Asked if he was groomed sexually, Wiggins added: “Yes. It all impacted me as an adult. I buried it. My stepfather was quite violent to me, he used to call me a f*ggot (homosexual) for wearing Lycra and stuff, so I didn’t think I could tell him.
“I was such a loner. I just wanted to get out of the environment. I became so insular. I was quite a strange teenager in many ways and I think the drive on the bike stemmed from adversity.”
Wiggins reached the pinnacle of his sport in 2012, when he became the first British winner of the Tour de France before taking Olympic gold in the time trial in London just days later.
However, he said he had spent much of his life trying to understand his relationship with his father, Australian cyclist Gary Wiggins, who walked out on the family when Bradley was young and who died in 2008 following a fight at a house party.
“It was definitely to do with my dad. Never getting answers when he was murdered in 2008. He left us when I was little, so I met him for the first time when I was 18,” he said.
“We rekindled some kind of relationship but then we didn’t speak for the last couple of years before he was murdered.
“He was my hero. I wanted to prove myself to him. He was a good cyclist, he could have been really good, but he was a wasted talent.

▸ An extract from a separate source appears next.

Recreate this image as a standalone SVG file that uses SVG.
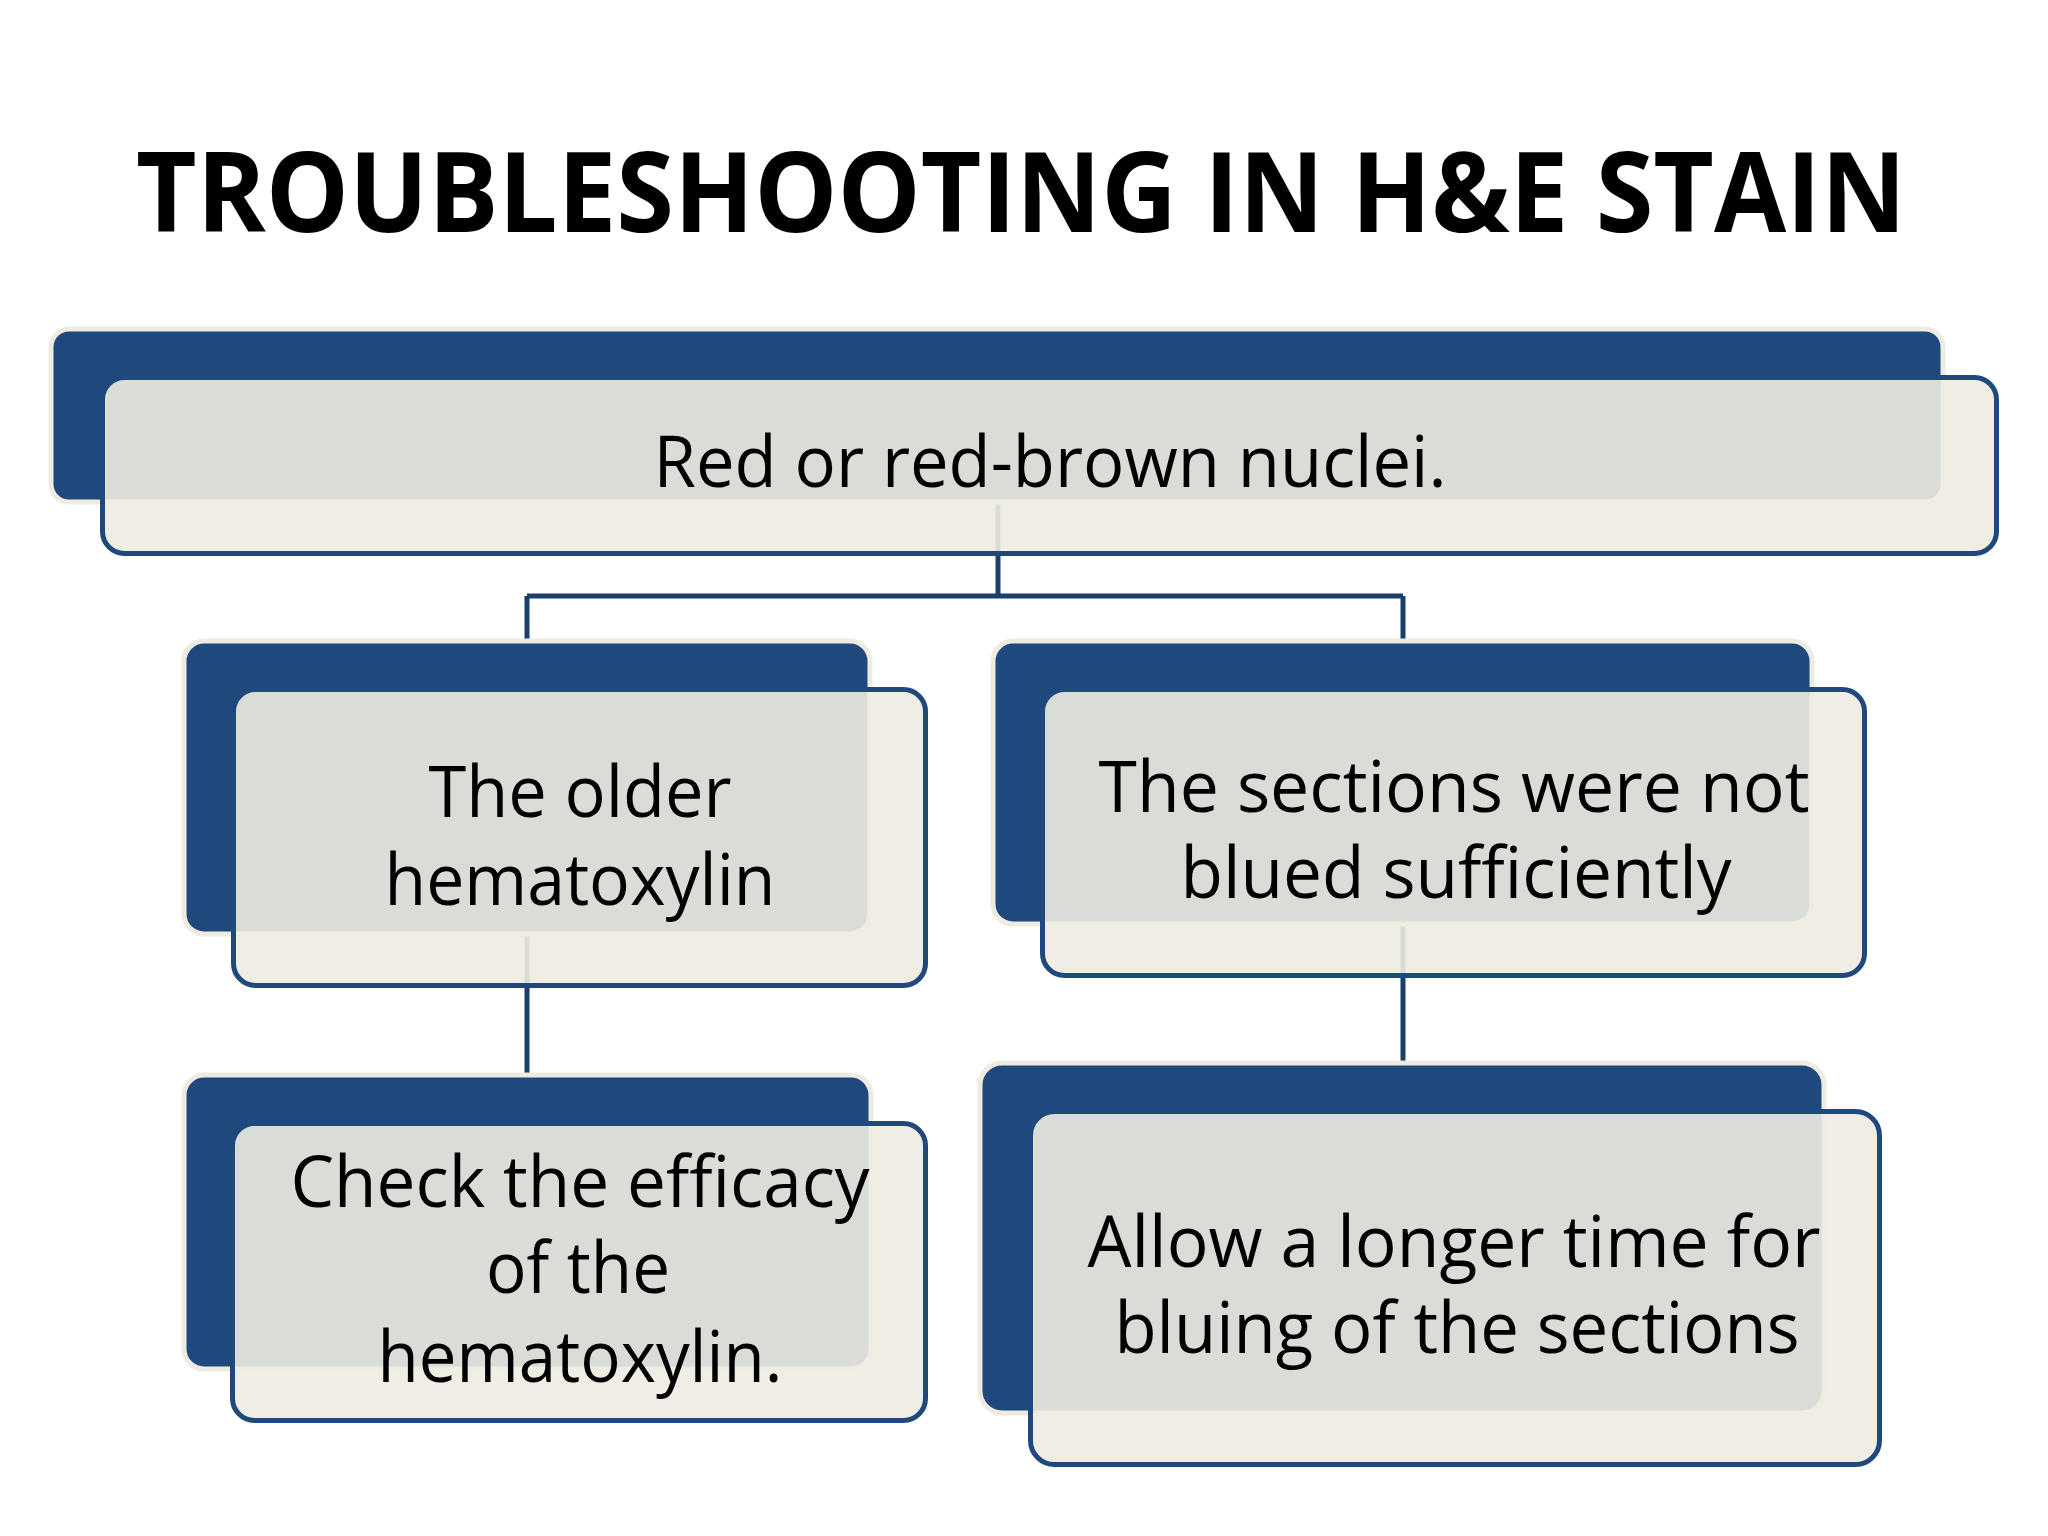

“He was an alcoholic, a manic depressive, quite violent and he took a lot of amphetamines and (sports) drugs back then.” British Cycling have contacted the retired rider to offer their support.
“We are deeply concerned by the matter raised by Sir Bradley Wiggins and our safeguarding team has made contact with him today to offer our full support,” the organisation said in a statement.
“We would encourage anybody who has suffered abuse or has concerns about the welfare of others — regardless of when the incident took place — to utilize the support offered both by our trained team at British Cycling and the dedicated NSPCC helpline, which in turn helps us to ensure that our sport is a safe and welcoming place for all.”